No cheating, no controversy and no need for an umpire to police the hog line. For Bruce Mouat and his collection of sweepers, those will have to serve as silver linings after they were beaten by the maligned curlers of Canada in the Olympic final on Saturday night.
If there were any suspicions of double-touches or subtle prods on the granite, the kind that drove Sweden into a state of rage a week earlier, then they were not aired in the chilly confines of this arena in Cortina. Quite simply the best team won.
And within that point is a gut blow for Mouat and his mates, Bobby Lammie, Grant Hardie and Hammy McMillan. As with the Beijing final of 2022, the best team happened to be the other guys, led by Brad Jacobs and including, among others, Marc Kennedy, the man at the epicentre of that row with the Swedes.
Along with Brett Gallant and Ben Hebert, they deserved their win, secured 9-6 in a match of undulations and a handful of thrills, none greater than the decisive moment in the penultimate end.
Heading into that ninth instalment, Mouat was in possession of a 6-5 lead and the knowledge that they would hold final-throw advantage in the last. In this curious world, that’s not a match point, but it is a golden opportunity.
But then came the turn. The curl, even. Because this contest deviated quite wildly, with Jacobs nailing a triple in the ninth and, with the scores pivoted to 8-6, Mouat’s team were soon denied their crowning achievement. They have been world champions twice in the past three years and double Olympic silver medallists in the space of four – galling, in its way.
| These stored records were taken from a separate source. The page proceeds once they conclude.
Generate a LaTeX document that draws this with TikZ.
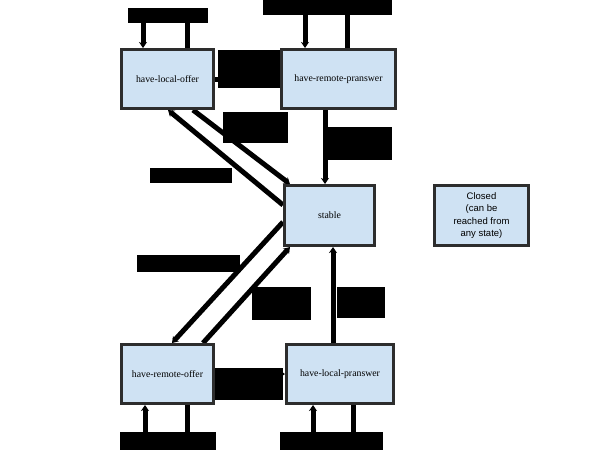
\documentclass[tikz,border=0pt]{standalone}
\usepackage{fontspec}
\setmainfont{Liberation Serif}
\newfontfamily\sansf{Liberation Sans}
\usetikzlibrary{arrows.meta,calc,backgrounds}
\definecolor{stateblue}{RGB}{207,226,243}
\definecolor{stateborder}{RGB}{45,45,45}
\tikzset{
  statebox/.style={draw=stateborder, line width=3pt, fill=stateblue, inner sep=0pt,
    minimum height=59pt, font=\fontsize{9.8}{11}\selectfont},
  lbl/.style={fill=black, text=black, inner sep=0pt, align=center,
    font=\fontsize{7}{8}\selectfont},
  edge/.style={line width=5pt, black, -{Stealth[length=6pt,width=8pt]}},
  plain/.style={line width=5pt, black},
}
\begin{document}
\begin{tikzpicture}[x=1pt,y=-1pt]
\useasboundingbox (0,0) rectangle (600,450);
% states
\node[statebox, minimum width=92pt] (hlo) at (167.5,79) {have-local-offer};
\node[statebox, minimum width=114pt] (hrp) at (338.5,79) {have-remote-pranswer};
\node[statebox, minimum width=90pt, minimum height=60pt] (stable) at (329.5,215.5) {stable};
\node[statebox, minimum width=94pt, minimum height=60pt, font=\sansf\fontsize{9.5}{12.3}\selectfont, align=center] (closed) at (481.5,215.5) {Closed\\(can be\\reached from\\any state)};
\node[statebox, minimum width=92pt] (hro) at (167.5,374) {have-remote-offer};
\node[statebox, minimum width=107pt] (hlp) at (340,374) {have-local-pranswer};
% labels
\node[lbl, minimum width=80pt, minimum height=15pt] (l1) at (168,15.5) {setLocal(offer)};
\node[lbl, minimum width=129pt, minimum height=15pt] (l2) at (327.5,7.5) {setRemote(pranswer)};
\node[lbl, minimum width=62pt, minimum height=38pt] (l3) at (249,69) {setRemote\\(pranswer)};
\node[lbl, minimum width=65pt, minimum height=31pt] (l4) at (255.5,127.5) {setRemote\\(answer)};
\node[lbl, minimum width=82pt, minimum height=15pt] (l5) at (191,175.5) {setLocal(offer)};
\node[lbl, minimum width=65pt, minimum height=33pt] (l6) at (359.5,143.5) {setRemote\\(answer)};
\node[lbl, minimum width=103pt, minimum height=17pt] (l7) at (188.5,263.5) {setRemote(offer)};
\node[lbl, minimum width=59pt, minimum height=33pt] (l8) at (281.5,303.5) {setLocal\\(answer)};
\node[lbl, minimum width=48pt, minimum height=31pt] (l9) at (361,302.5) {setLocal\\(answer)};
\node[lbl, minimum width=68pt, minimum height=32pt] (l10) at (249,384) {setLocal\\(pranswer)};
\node[lbl, minimum width=96pt, minimum height=18pt] (l11) at (168,441) {setRemote(offer)};
\node[lbl, minimum width=103pt, minimum height=18pt] (l12) at (331.5,441) {setLocal(pranswer)};
\coordinate (v1) at (325,0);
\coordinate (v2) at (333,0);
% connectors, behind boxes and labels
\begin{pgfonlayer}{background}
\draw[plain] ($(hlo.north)+(19.5,0)$) -- (l1.south -| {$(hlo.north)+(19.5,0)$});
\draw[edge] (l1.south -| {$(hlo.north)+(-24.5,0)$}) -- ($(hlo.north)+(-24.5,0)$);
\draw[plain] ($(hrp.north)+(8.5,0)$) -- (l2.south -| {$(hrp.north)+(8.5,0)$});
\draw[edge] (l2.south -| {$(hrp.north)+(-33.5,0)$}) -- ($(hrp.north)+(-33.5,0)$);
\draw[edge] (hlo) -- (hrp);
\draw[edge] (hrp.south -| v1) -- (stable.north -| v1);
\draw[edge] (hlp.north -| v2) -- (stable.south -| v2);
\draw[edge] ($(stable.west)+(0,-10.5)$) -- ($(hlo.south)+(0.5,0)$);
\draw[edge] ($(hlo.south)+(25.5,0)$) -- ($(stable.north west)+(7,0)$);
\draw[edge] ($(stable.west)+(0,6.5)$) -- ($(hro.north)+(4.5,0)$);
\draw[edge] ($(hro.north)+(35.5,0)$) -- ($(stable.south west)+(7,0)$);
\draw[edge] (hro) -- (hlp);
\draw[plain] ($(hro.south)+(19.5,0)$) -- (l11.north -| {$(hro.south)+(19.5,0)$});
\draw[edge] (l11.north -| {$(hro.south)+(-22.5,0)$}) -- ($(hro.south)+(-22.5,0)$);
\draw[plain] ($(hlp.south)+(13,0)$) -- (l12.north -| {$(hlp.south)+(13,0)$});
\draw[edge] (l12.north -| {$(hlp.south)+(-27,0)$}) -- ($(hlp.south)+(-27,0)$);
\end{pgfonlayer}
\end{tikzpicture}
\end{document}
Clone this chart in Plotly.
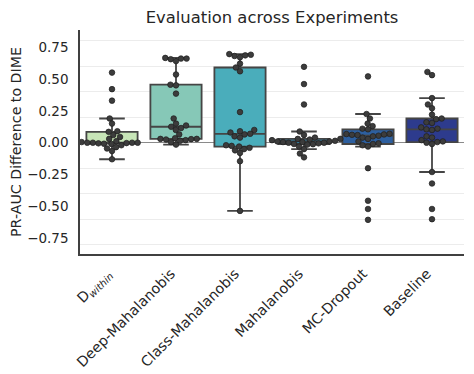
import math
import plotly.graph_objects as go
import numpy as np

# ---------------- data ----------------
CATEGORIES = ["D<sub><i>within</i></sub>", "Deep-Mahalanobis", "Class-Mahalanobis",
              "Mahalanobis", "MC-Dropout", "Baseline"]

D_WITHIN = [0.55, 0.42, 0.33, 0.19, 0.15, 0.09, 0.085, 0.06, 0.045, 0.03, 0.012, 0.005,
            0.0, 0.0, 0.0, 0.0, -0.003, -0.005, -0.008, -0.01, -0.02, -0.035, -0.045, -0.065, -0.13]
DEEP_MAHA = [0.665, 0.66, 0.66, 0.655, 0.64, 0.535, 0.455, 0.45, 0.385, 0.19, 0.15, 0.135,
             0.125, 0.115, 0.1, 0.065, 0.035, 0.03, 0.03, 0.028, 0.025, 0.02, 0.015, 0.005, -0.015]
CLASS_MAHA = [0.695, 0.69, 0.685, 0.68, 0.67, 0.62, 0.59, 0.56, 0.24, 0.1, 0.09, 0.08,
              0.07, 0.065, 0.05, 0.04, -0.02, -0.025, -0.03, -0.04, -0.05, -0.06, -0.08, -0.145, -0.535]
MAHA = [0.595, 0.46, 0.30, 0.088, 0.06, 0.04, 0.03, 0.03, 0.025, 0.02, 0.015, 0.01, 0.01,
        0.005, 0.005, 0.0, 0.0, -0.005, -0.01, -0.012, -0.015, -0.03, -0.05, -0.085, -0.115]
MC_DROPOUT = [0.52, 0.225, 0.19, 0.15, 0.13, 0.11, 0.105, 0.07, 0.068, 0.065, 0.062, 0.06,
              0.055, 0.05, 0.04, 0.03, 0.01, -0.005, -0.01, -0.02, -0.03, -0.2, -0.455, -0.52, -0.605]
BASELINE = [0.555, 0.53, 0.35, 0.3, 0.27, 0.22, 0.19, 0.185, 0.16, 0.155, 0.12, 0.11, 0.105,
            0.1, 0.05, 0.04, 0.02, 0.01, 0.005, 0.0, -0.01, -0.23, -0.32, -0.52, -0.6]

SERIES = [D_WITHIN, DEEP_MAHA, CLASS_MAHA, MAHA, MC_DROPOUT, BASELINE]

Y_TICKS = [-0.75, -0.5, -0.25, 0.0, 0.25, 0.5, 0.75]
Y_TICK_TEXT = ["\u22120.75", "\u22120.50", "\u22120.25", "0.00", "0.25", "0.50", "0.75"]
GRID_VALUES = [-0.8, -0.6, -0.4, -0.2, 0.2, 0.4, 0.6, 0.8]

# ---------------- style ----------------
COLORS = ["#c7e5b7", "#86c8b7", "#4aadbb", "#2c8bb4", "#2d5f9f", "#2d3b8d"]
LINE = "#454545"
TEXT = "#262626"
FONT = "DejaVu Sans"

W, H = 474, 374
ML, MR, MT, MB = 80, 10, 30, 120
Y_RANGE = [-0.873, 0.884]
X_RANGE = [-0.5, 5.5]
XSCALE = (W - ML - MR) / (X_RANGE[1] - X_RANGE[0])
YSCALE = (H - MT - MB) / (Y_RANGE[1] - Y_RANGE[0])
DOT = 5.6


def swarm_offsets(vals, d=DOT):
    """Beeswarm layout in pixel space; returns x offsets in data units."""
    vals = np.asarray(vals, dtype=float)
    order = np.argsort(vals, kind="stable")
    placed = []
    offs = np.zeros(len(vals))
    for idx in order:
        y = vals[idx] * YSCALE
        neigh = [(px, py) for px, py in placed if abs(py - y) < d]
        cands = [0.0]
        for px, py in neigh:
            dx = math.sqrt(max(d * d - (py - y) ** 2, 0.0))
            cands += [px - dx, px + dx]
        cands.sort(key=lambda c: (abs(c), c))
        chosen = cands[-1]
        for c in cands:
            if all((c - px) ** 2 + (y - py) ** 2 >= d * d - 1e-6 for px, py in neigh):
                chosen = c
                break
        placed.append((chosen, y))
        offs[idx] = chosen / XSCALE
    return offs


def box_stats(vals):
    a = np.sort(np.asarray(vals, dtype=float))
    q1, med, q3 = np.percentile(a, [25, 50, 75])
    iqr = q3 - q1
    lo = a[a >= q1 - 1.5 * iqr - 1e-12].min()
    hi = a[a <= q3 + 1.5 * iqr + 1e-12].max()
    return q1, med, q3, lo, hi


fig = go.Figure()

for i, vals in enumerate(SERIES):
    q1, med, q3, lo, hi = box_stats(vals)
    fig.add_trace(go.Box(
        x=[i], q1=[q1], median=[med], q3=[q3], lowerfence=[lo], upperfence=[hi],
        width=0.8, whiskerwidth=0.5,
        fillcolor=COLORS[i],
        line=dict(color=LINE, width=1.8),
        boxpoints=False, hoverinfo="skip", showlegend=False,
    ))

for i, vals in enumerate(SERIES):
    offs = swarm_offsets(vals)
    fig.add_trace(go.Scatter(
        x=i + offs, y=vals, mode="markers",
        marker=dict(size=DOT, color="#3c3c3c", line=dict(color="#1e1e1e", width=0.7)),
        showlegend=False, hoverinfo="skip",
    ))

fig.update_layout(
    width=W, height=H,
    margin=dict(l=ML, r=MR, t=MT, b=MB, autoexpand=False),
    paper_bgcolor="white", plot_bgcolor="white",
    boxmode="overlay",
    font=dict(family=FONT, color=TEXT, size=13.5),
    title=dict(text="Evaluation across Experiments", x=(ML + (W - ML - MR) / 2) / W,
               xanchor="center", y=1 - 17 / H, yanchor="middle",
               font=dict(size=16.4, family=FONT, color=TEXT)),
    xaxis=dict(
        range=X_RANGE, tickmode="array", tickvals=list(range(len(CATEGORIES))),
        ticktext=CATEGORIES, tickangle=-45, showgrid=False, zeroline=False,
        showline=True, linecolor="#404040", linewidth=1.6, automargin=False,
        ticks="outside", ticklen=4, tickcolor="rgba(0,0,0,0)",
        ticklabelshift=-5,
        tickfont=dict(size=14.2, family=FONT, color=TEXT),
    ),
    yaxis=dict(
        range=Y_RANGE, tickmode="array", tickvals=Y_TICKS, ticktext=Y_TICK_TEXT,
        showgrid=False, automargin=False,
        minor=dict(tickmode="array", tickvals=GRID_VALUES, showgrid=True,
                   gridcolor="#ececec", gridwidth=1, ticks=""),
        zeroline=True, zerolinecolor="#8a8a8a", zerolinewidth=1.2,
        showline=True, linecolor="#404040", linewidth=1.6,
        ticks="outside", ticklen=7, tickcolor="rgba(0,0,0,0)",
        tickfont=dict(size=13.5, family=FONT, color=TEXT),
        title=dict(text="PR-AUC Difference to DIME", standoff=2,
                   font=dict(size=14.2, family=FONT, color=TEXT)),
    ),
)

fig.write_html("out.html", config={"displayModeBar": False},
               post_script="document.body.style.margin='0';document.body.style.padding='0';")
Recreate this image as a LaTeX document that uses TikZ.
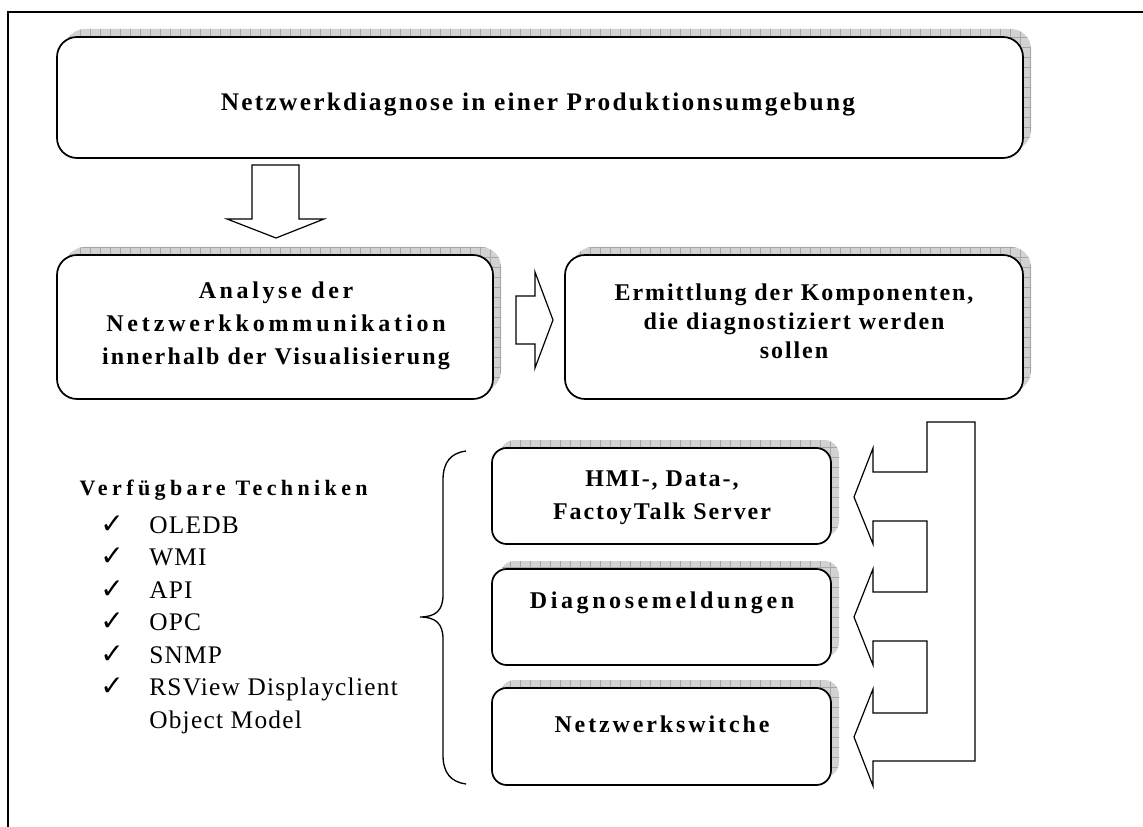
\documentclass[tikz,border=0pt]{standalone}
\usepackage{fontspec}
\setmainfont{Liberation Serif}
\newfontfamily\symfont{DejaVu Sans}
\newfontfamily\spfont[LetterSpace=8]{Liberation Serif}
\newfontfamily\spfontb[LetterSpace=5]{Liberation Serif}
\newfontfamily\titlefont[LetterSpace=9]{Liberation Serif}
\newfontfamily\hdrfont[LetterSpace=20]{Liberation Serif}
\newcommand\ls[2]{{\addfontfeature{LetterSpace=#1}#2}}
\usetikzlibrary{shadows,patterns.meta}
\begin{document}
\begin{tikzpicture}[x=0.75pt,y=-0.75pt,
  shadowstyle/.style={
    general shadow={fill=gray!35, shadow xshift=6pt, shadow yshift=6pt},
    general shadow={pattern={Hatch[angle=0,distance=7.5pt,line width=0.35pt]}, pattern color=gray!70, shadow xshift=6pt, shadow yshift=6pt}},
  bigbox/.style={draw=black, line width=1.3pt, fill=white, rounded corners=15pt, inner sep=0pt, outer sep=0pt, shadowstyle},
  smallbox/.style={draw=black, line width=1.3pt, fill=white, rounded corners=11pt, inner sep=0pt, outer sep=0pt, shadowstyle},
  boxtext/.style={align=center, inner sep=0pt, font=\spfont\bfseries\fontsize{18pt}{24.75pt}\selectfont},
  blockarrow/.style={draw=black, line width=0.9pt, fill=white, line join=miter},
  itemtext/.style={anchor=base west, inner sep=0pt, font=\spfontb\fontsize{19pt}{24.4pt}\selectfont},
  checkmark/.style={anchor=base west, inner sep=0pt, font=\symfont\fontsize{21pt}{23pt}\selectfont}
]
\useasboundingbox (0,0) rectangle (1143,827);
% outer frame
\draw[line width=1pt] (1143,12) -- (8,12) -- (8,827);

% boxes
\node[bigbox, minimum width={966*0.75pt}, minimum height={121*0.75pt}] (b1) at (540,97.5) {};
\node[boxtext, font=\titlefont\bfseries\fontsize{19pt}{24pt}\selectfont] (t1) at (538,105) {Netzwerkdiagnose in einer Produktionsumgebung};

\node[bigbox, minimum width={436*0.75pt}, minimum height={144*0.75pt}] (b2) at (275,327) {};
\node[boxtext] (t2) at (276,326) {\ls{15}{Analyse der}\\\ls{16}{Netzwerkkommunikation}\\\ls{9}{innerhalb der Visualisierung}};

\node[bigbox, minimum width={458*0.75pt}, minimum height={144*0.75pt}] (b3) at (794,327) {};
\node[boxtext, font=\spfont\bfseries\fontsize{18pt}{21.75pt}\selectfont] (t3) at (794,321) {Ermittlung der Komponenten,\\die diagnostiziert werden\\sollen};

\node[smallbox, minimum width={339*0.75pt}, minimum height={96*0.75pt}] (b4) at (661.5,496) {};
\node[boxtext] (t4) at (662,498) {HMI-, Data-,\\FactoyTalk Server};

\node[smallbox, minimum width={339*0.75pt}, minimum height={96*0.75pt}] (b5) at (661.5,617) {};
\node[boxtext] (t5) at (662,603) {\ls{15}{Diagnosemeldungen}};

\node[smallbox, minimum width={339*0.75pt}, minimum height={97*0.75pt}] (b6) at (661.5,736.5) {};
\node[boxtext] (t6) at (662,724) {\ls{12}{Netzwerkswitche}};

% block arrows
\draw[blockarrow] (252,165) -- (299,165) -- (299,219) -- (324,219) -- (276,238) -- (227,219) -- (252,219) -- cycle;
\draw[blockarrow] (516,296) -- (535,296) -- (535,272) -- (553,320) -- (535,368) -- (535,344) -- (516,344) -- cycle;
\draw[blockarrow] (927,422) -- (975,422) -- (975,761) -- (873,761) -- (873,786) -- (854,737) -- (873,689) -- (873,713) -- (927,713) -- (927,641) -- (873,641) -- (873,665) -- (854,617) -- (873,569) -- (873,592) -- (927,592) -- (927,521) -- (873,521) -- (873,544) -- (854,497) -- (873,448) -- (873,472) -- (927,472) -- cycle;

% brace
\draw[line width=1pt] (466,451) .. controls (451,453) and (443,462) .. (443,480) -- (443,595) .. controls (443,610) and (436,617) .. (420,617) .. controls (436,617) and (443,624) .. (443,639) -- (443,755) .. controls (443,773) and (451,782) .. (466,784);

% list
\node[anchor=base east, inner sep=0pt, font=\hdrfont\bfseries\fontsize{16.5pt}{19pt}\selectfont] (hdr) at (368,495) {Verfügbare Techniken};
\node[checkmark] (c1) at (100,533) {✓};
\node[itemtext] (i1) at (149,533) {OLEDB};
\node[checkmark] (c2) at (100,565.5) {✓};
\node[itemtext] (i2) at (149,565.5) {WMI};
\node[checkmark] (c3) at (100,598) {✓};
\node[itemtext] (i3) at (149,598) {API};
\node[checkmark] (c4) at (100,630.5) {✓};
\node[itemtext] (i4) at (149,630.5) {OPC};
\node[checkmark] (c5) at (100,663) {✓};
\node[itemtext] (i5) at (149,663) {SNMP};
\node[checkmark] (c6) at (100,695.5) {✓};
\node[itemtext] (i6) at (149,695.5) {RSView Displayclient};
\node[itemtext] (i7) at (149,728) {Object Model};
\end{tikzpicture}
\end{document}
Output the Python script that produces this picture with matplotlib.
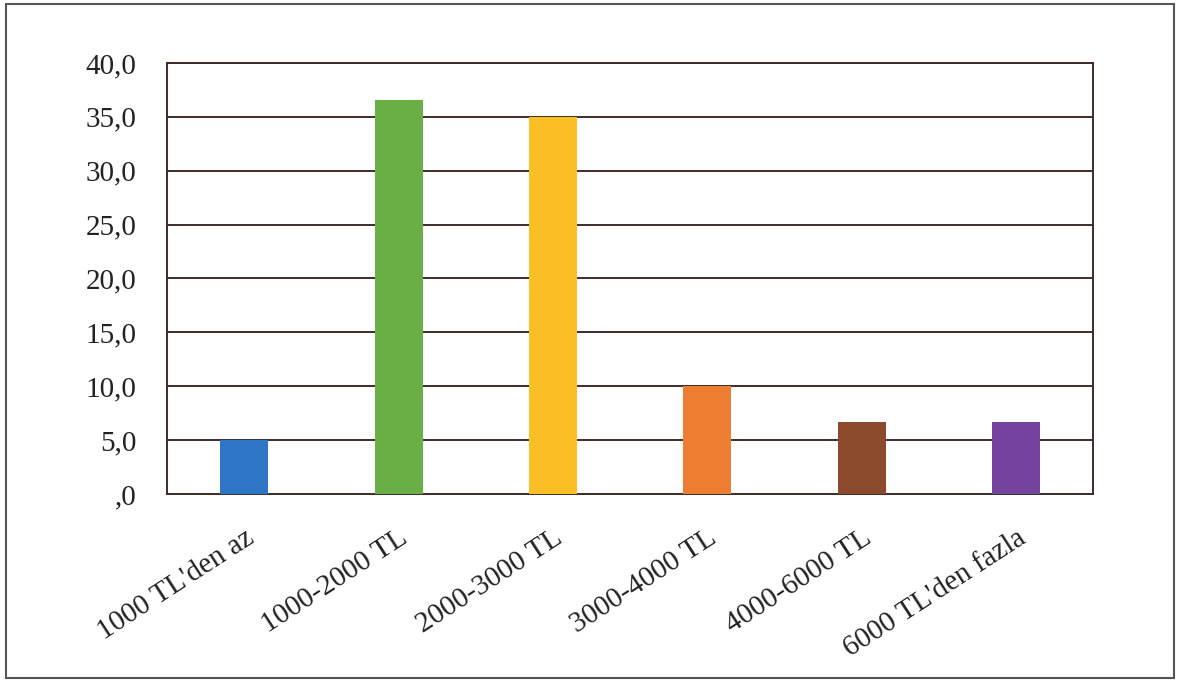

Bruce Mouat missed out on Olympic goal yet again as Team GB were beaten by Canada

The Canadians were much maligned amid cheating allegations from earlier at the Games but on Saturday night there was no disputing their brilliance
Hardie spoke for the group when he later said: ‘The pain from four years ago was that much, we thought let’s go and give it another go. We gave ourselves the chance. So much good work to try and redeem ourselves but unfortunately we’ve not got there again.’
Mouat recently joked that he lacks tear ducts, offering an explanation for why he rarely cries, but he looked silently devastated here. We might assume a similar reaction spread through the ice rinks of Sweden, from where the accusations against Kennedy have been most fevered.
Whatever the rights and wrongs of that saga, with little tangible evidence either way, the Canadian quartet have proven themselves incredibly resilient. Their every press conference across the past seven days has included reference to one of the more surreal cheating rows of our time, and yet they overcame the noise.
For Mouat, there was less, but his progress to this point after the calamities of the round-robin stage was no easy trek. To think, just two days earlier, they were reliant on Switzerland beating Italy to even reach the knockouts.
But, as these curlers will never tire of explaining, the line between those phases of a competition are definitive. If you’re in, you’re in, and all that went before is forgotten.
Making the most of that second life, Mouat’s rink bolted from the gate. Or as much as you can ever bolt in curling, which is to say that soon after six bagpipers led them to the ice they were leading 2-1, achieved with a double in the second end.
That was promising. But the Canadians had recovered from a losing position to beat Mouat in the round-robin and they steadied themselves quickly here.
A double in the very next end shunted the pendulum back Jacobs’s way, before a trading of singles brought up the sixth, with the score at 4-3 Canada and the hammer in Mouat’s hand. Cue one of those bursts of excitement that, in this sport, can feel like a reward for a spectator’s patience.
The Canadians had themselves well set after their final stone, with one yellow on the right of the house and another in scoring position on the left, too. In short, two up and facing the loss of a single at worse.
But Mouat, one of the quieter, less imposing giants at the Olympics, had other ideas – he glanced his last delivery off the yellow rock on the left, sending it out of play, and from the rebound his red altered course and took out the other as well. Make his a double.

The feeling of missing out to the better team four years ago is all too familiar for the team

The team looked emotional as they collected their silver medals on Saturday evening

The Canadians were inch perfect in the ninth end as they set up their inevitable conclusion
For a few moments, he was in the ascendency. He was close. Heading into the ninth end, the lead was 6-5, Canada’s hammer, and so long as only one shot was conceded, they would be level with stone-in-hand in the last. Concede two and they’d also be feeling decent. But three? That would feel like a 44-pound lump of granite falling on your foot. Well, the Canadians took three and an 8-6 lead into the last.
Needing a double to tie, Mouat instead lost a single. Watching the Canadians hug in celebration, he had the look of a man who has witnessed such scenes twice too many times for comfort.
For Team GB’s wider contingent in Italy, the silver carried them to the lower end of their medal target. A fifth might come on the final day after Zoe Atkin’s halfpipe showdown with Eileen Gu was postponed on Saturday evening due to heavy snow. Atkin qualified for the final in first place so an uplifting British finish remains possible.